因為這個片子,領英又吸引了一批互聯網公司來與她合作。這充分證明了汪丹妮當初的判斷和堅持是正確的。領英剛進入中國的時候可能還沒有很多廣告公司注意到他們,但他們本身就是互聯網品牌的一個標桿。這個時候只有相信自己和野蠻生長。靠著一個一個去打電話、一個一個親自去跑,汪丹妮積累了領英、好奇心日報、Funplus (亞洲第一大游戲公司)這些品牌,讓自己的團隊在市場中獲得了存活下去的王牌。
南極真人秀
2015年年初,一位同學找到汪丹妮,想讓她去南極拍攝一檔真人秀節目。因為去南極費用特別貴,同學希望找到一支能導能拍能寫最關鍵能吃苦能堅持的團隊,他第一個就想到了汪丹妮。既然同學如此信任自己,想到全中國也就4000人登過南極大陸,而4個人拍完一個20多人真人秀節目的攝像團隊,全國估計也只有自己一家,汪丹妮有些興奮。

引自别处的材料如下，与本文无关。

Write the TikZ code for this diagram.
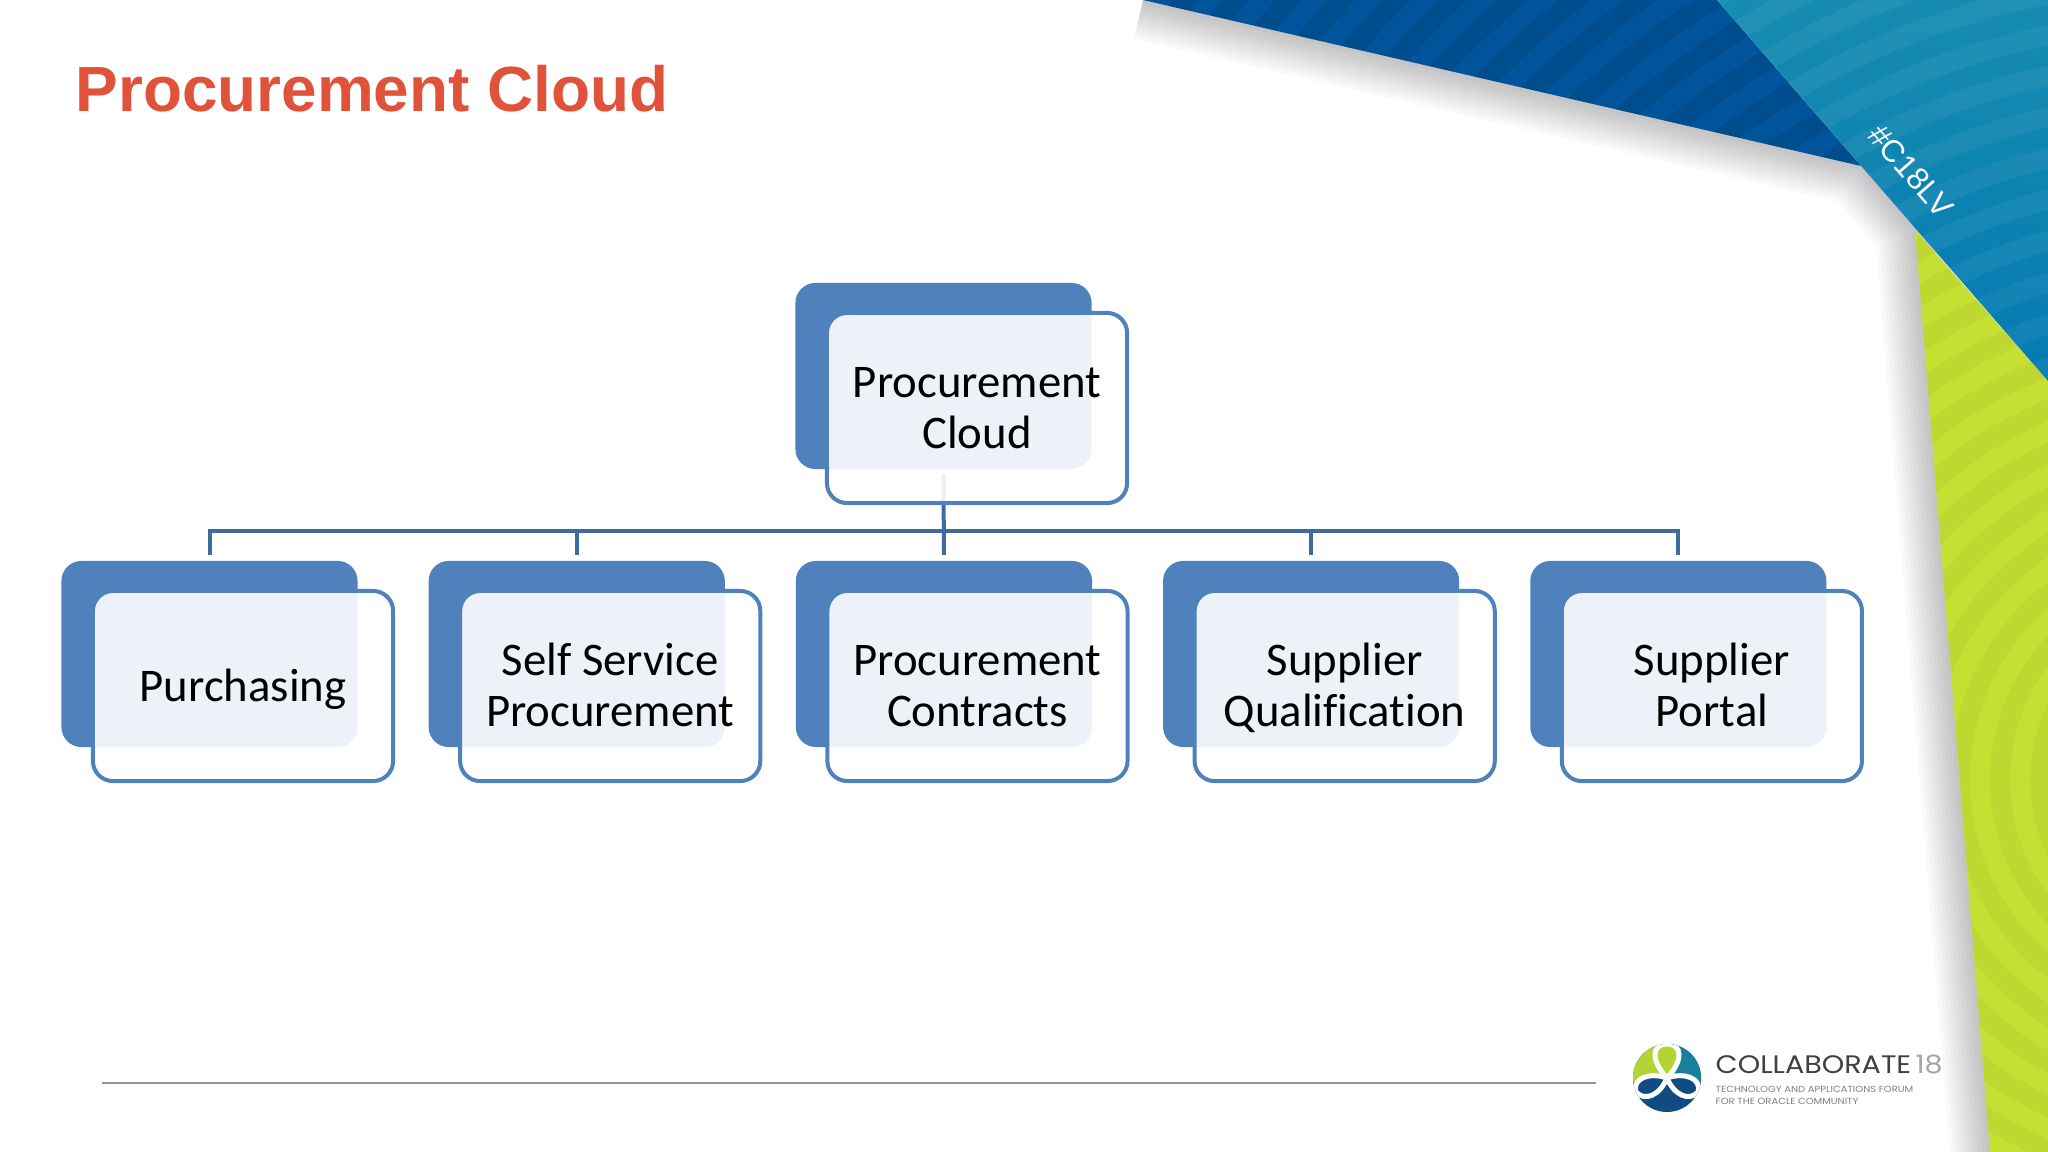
\documentclass[tikz,border=0pt]{standalone}
\usepackage{fontspec}
\setmainfont[Ligatures=NoCommon]{Carlito}
\newfontfamily\titlefont{Liberation Sans}
\newfontfamily\logofont[FakeStretch=1.13]{Poppins}
\usetikzlibrary{positioning, arrows.meta}
\newcommand{\topstrut}{\rule{0pt}{13pt}}
\definecolor{boxblue}{HTML}{4F81BD}
\definecolor{linkblue}{HTML}{3E6C9E}
\definecolor{titlered}{HTML}{E0533A}
\definecolor{logogreen}{HTML}{B5D334}
\definecolor{logoteal}{HTML}{1A7F9F}
\definecolor{logonavy}{HTML}{0F4C81}
\tikzset{
  backbox/.style={fill=boxblue,rounded corners=0.2cm,minimum width=2.96cm,minimum height=1.86cm,inner sep=0pt,outer sep=0pt},
  frontbox/.style={draw=boxblue,line width=0.04cm,fill=white,fill opacity=.9,text opacity=1,rounded corners=0.2cm,minimum width=3cm,minimum height=1.9cm,align=center,font=\fontsize{13.3}{14.6}\selectfont,xshift=0.335cm,yshift=-0.32cm,outer sep=0pt},
  link/.style={draw=linkblue,line width=0.04cm},
  ribbonring/.style={line width=0.2cm}
}
\begin{document}
\begin{tikzpicture}[x=0.01cm,y=-0.01cm]
  \useasboundingbox (0,0) rectangle (2048,1152);
  \fill[white] (0,0) rectangle (2048,1152);
  % shadow under the ribbons
  \foreach \w in {8,16,...,80}
    \draw[black,opacity=.022,line width=\w*0.01cm,line join=round] (1143,0) -- (1861,166) -- (1915,230) -- (1990,1152);
  % ribbons
  \begin{scope}
    \clip (1915,230) -- (1990,1152) -- (2048,1152) -- (2048,381) -- cycle;
    \fill[color={rgb,255:red,197;green,224;blue,51}] (1850,200) rectangle (2048,1152);
    \foreach \r in {40,80,...,1320}
      \draw[black,opacity=.035,ribbonring] (2200,780) circle[radius=\r];
  \end{scope}
  \begin{scope}
    \clip (1143,0) -- (1717,0) -- (1861,166) -- cycle;
    \fill[color={rgb,255:red,0;green,84;blue,155}] (1143,0) rectangle (1861,166);
    \foreach \r in {40,80,...,1320}
      \draw[black,opacity=.08,ribbonring] (2200,780) circle[radius=\r];
  \end{scope}
  \begin{scope}
    \clip (1717,0) -- (2048,0) -- (2048,381) -- cycle;
    \shade[top color={rgb,255:red,22;green,140;blue,178},bottom color={rgb,255:red,4;green,122;blue,178}] (1717,0) rectangle (2048,381);
    \foreach \r in {40,80,...,1320}
      \draw[white,opacity=.05,ribbonring] (2200,780) circle[radius=\r];
  \end{scope}
  \node[rotate=-49,text=white,font=\titlefont\fontsize{8.9}{10}\selectfont] (tag) at (1911,171) {\#C18LV};

  \node[anchor=base west,inner sep=0pt,text=titlered,font=\titlefont\bfseries\fontsize{18.16}{20}\selectfont] (title) at (75,112) {Procurement Cloud};

  \node[backbox] (rootback) at (943.5,376) {};
  \node[backbox] (purchback) at (209.5,654) {};
  \node[backbox,right=0.71cm of purchback] (selfback) {};
  \node[backbox,right=0.71cm of selfback] (contractback) {};
  \node[backbox,right=0.71cm of contractback] (qualback) {};
  \node[backbox,right=0.71cm of qualback] (portalback) {};

  % bus and drops go under the front boxes
  \coordinate (bus) at (943.5,531);
  \draw[link,shorten <=0.05cm,shorten >=0.06cm] (rootback.south) -- (contractback.north);
  \foreach \n in {purchback,selfback,qualback,portalback}
    \draw[link,shorten >=0.06cm] (bus) -| (\n.north);

  \node[frontbox] (root) at (rootback) {\topstrut Procurement\\Cloud\strut};
  \node[frontbox] (purch) at (purchback) {\topstrut Purchasing\strut};
  \node[frontbox] (self) at (selfback) {\topstrut Self Service\\Procurement\strut};
  \node[frontbox] (contract) at (contractback) {\topstrut Procurement\\Contracts\strut};
  \node[frontbox] (qual) at (qualback) {\topstrut Supplier\\Qualification\strut};
  \node[frontbox] (portal) at (portalback) {\topstrut Supplier\\Portal\strut};

  \coordinate (rulestart) at (102,1083);
  \coordinate (ruleend) at (1596,1083);
  \draw[color={rgb,255:red,150;green,150;blue,150},line width=0.015cm] (rulestart) -- (ruleend);

  % logo
  \begin{scope}
    \clip (1667,1078) circle[radius=34];
    \fill[logonavy] (1630,1040) rectangle (1704,1115);
    \fill[logogreen] (1630,1040) rectangle (1667,1082);
    \fill[logoteal] (1667,1040) rectangle (1704,1082);
    \draw[white,line width=0.05cm,fill=logonavy,line join=round] (1667,1078) .. controls (1650,1072) and (1632,1078) .. (1636,1092) .. controls (1645,1102) and (1660,1095) .. (1667,1078);
    \draw[white,line width=0.05cm,fill=logonavy,line join=round] (1667,1078) .. controls (1684,1072) and (1702,1078) .. (1698,1092) .. controls (1689,1102) and (1674,1095) .. (1667,1078);
    \draw[white,line width=0.05cm,fill=logogreen,line join=round] (1667,1078) .. controls (1650,1060) and (1652,1044) .. (1667,1044) .. controls (1682,1044) and (1684,1060) .. (1667,1078);
  \end{scope}
  \node[anchor=base west,inner sep=0pt,text=black!75,font=\logofont\fontsize{7.2}{8}\selectfont] (logoname) at (1715,1073) {COLLABORATE};
  \node[inner sep=0pt,text=black!35,font=\logofont\fontsize{7.2}{8}\selectfont,right=0.03cm of logoname.base east,anchor=base west] (logoyear) {18};
  \node[anchor=base west,inner sep=0pt,text=black!50,font=\logofont\fontsize{2.52}{3}\selectfont] (logoline) at (1715,1092) {TECHNOLOGY AND APPLICATIONS FORUM};
  \node[anchor=base west,inner sep=0pt,text=black!50,font=\logofont\fontsize{2.52}{3}\selectfont] (logolinetwo) at (1715,1104) {FOR THE ORACLE COMMUNITY};
\end{tikzpicture}
\end{document}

然而南極之行,并不好走。去南極,傳說中的魔鬼西風帶德雷克海峽是必經之路,那么危險的環境里,每個人都產生了嚴重的暈船反應。大家在船上連站都站不穩,吃飯的時候,杯子會掉落到地上,晚上睡覺會聽到噼里啪啦的東西往下掉,時不時整個人就被拋到半空中再落下來。此外,在船上的時間太久,食物也不是特別合胃口。船艙外的世界永遠是沒有任何變化的海,單調的環境讓人的心理承受能力變得特別差。每天暈吐讓工作變成了一種累贅。汪丹妮坦言自己這樣一個工作狂,在那種處境之下,也完全不想工作,只想躺著什么都不干,想回家,想吃火鍋、吃餛飩
到了登陸南極的時候,眼前是純凈藍白相間的冰山和海天,四周非常安靜,靜謐到只剩下郵輪輕微的引擎聲,還有船劃過水面的聲音,呼吸都像是停止一般。汪丹妮覺得自己大腦一片空白,她甚至不知道自己在哪兒,只能拼命地提醒自己,此刻在世界的最南端,在極地。

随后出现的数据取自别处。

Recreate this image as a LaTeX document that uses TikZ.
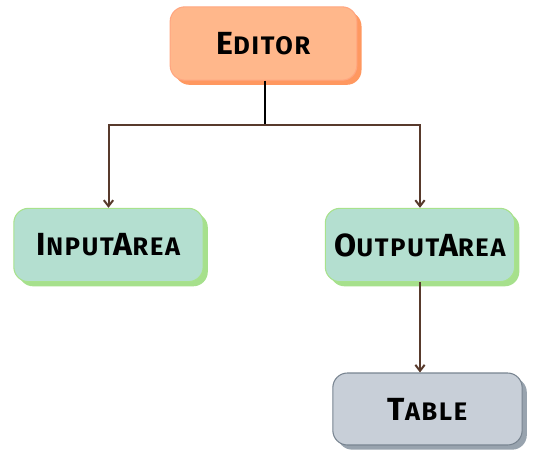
\documentclass[tikz,border=0pt]{standalone}
\usepackage{fontspec}
\setmainfont{Fira Sans}[LetterSpace=7]
\usetikzlibrary{shadows,arrows.meta}
\newcommand\capname[2]{{\fontsize{24}{24}\selectfont #1}{\fontsize{19}{19}\selectfont #2}}
\tikzset{
  box/.style={rounded corners=11pt,minimum width=140pt,minimum height=55pt,line width=0.8pt,font=\bfseries},
  editorbox/.style={box,draw=orange!60!red!50,fill={rgb,255:red,255;green,183;blue,139},
    drop shadow={shadow xshift=3.5pt,shadow yshift=-3.5pt,fill={rgb,255:red,255;green,152;blue,96},opacity=1}},
  areabox/.style={box,minimum width=142pt,draw={rgb,255:red,168;green,226;blue,140},fill={rgb,255:red,180;green,223;blue,208},
    drop shadow={shadow xshift=3.5pt,shadow yshift=-3.5pt,fill={rgb,255:red,166;green,224;blue,140},opacity=1}},
  tablebox/.style={box,minimum width=142pt,minimum height=54pt,draw={rgb,255:red,120;green,132;blue,144},fill={rgb,255:red,200;green,207;blue,216},
    drop shadow={shadow xshift=3.5pt,shadow yshift=-3.5pt,fill={rgb,255:red,152;green,163;blue,174},opacity=1}},
  link/.style={line width=1.5pt,draw={rgb,255:red,88;green,58;blue,44}},
  arr/.style={link,-{Straight Barb[length=4.5pt,width=7pt,line width=1.5pt]}}
}
\begin{document}
\begin{tikzpicture}[x=0.75pt,y=-0.75pt]
\useasboundingbox (0,0) rectangle (537,464);
\node[editorbox] (editor) at (263.5,43.5) {\capname{E}{DITOR}};
\node[areabox] (input) at (108.5,245) {\capname{I}{NPUT}\capname{A}{REA}};
\node[areabox] (output) at (420,245) {\capname{O}{UTPUT}\capname{A}{REA}};
\node[tablebox] (table) at (427.5,409) {\capname{T}{ABLE}};
\coordinate (split) at (265,125);
\draw[link,draw=black] (editor.south -| split) -- (split);
\draw[arr] (split) -| (input.north);
\draw[arr] (split) -| (output.north);
\draw[arr] (output.south) -- (output.south |- table.north);
\end{tikzpicture}
\end{document}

女漢子不虧是女漢子,克服了迷茫和恐懼,她又開始拍攝、拍攝、不停歇地拍攝。手上拿了一臺攝影機,頭上別了一臺攝影機,身上還背了一臺錄音設備、對講機。本來去南極所穿的衣服已經很沉,還要克服跨越德雷克海峽暈船、失眠帶來的痛苦,但工作必須做好,那段日子,簡直像做夢一樣。最終,她不負眾望,圓滿完成了《背著china去旅行》的全部拍攝工作。
回到上海,汪丹妮又開始了新的折騰之旅,她還是像從前一樣策劃、拍片不安分地四處奔波,用她自己的話來說,反正都是跳懸崖,干脆以最漂亮的姿勢跳下去。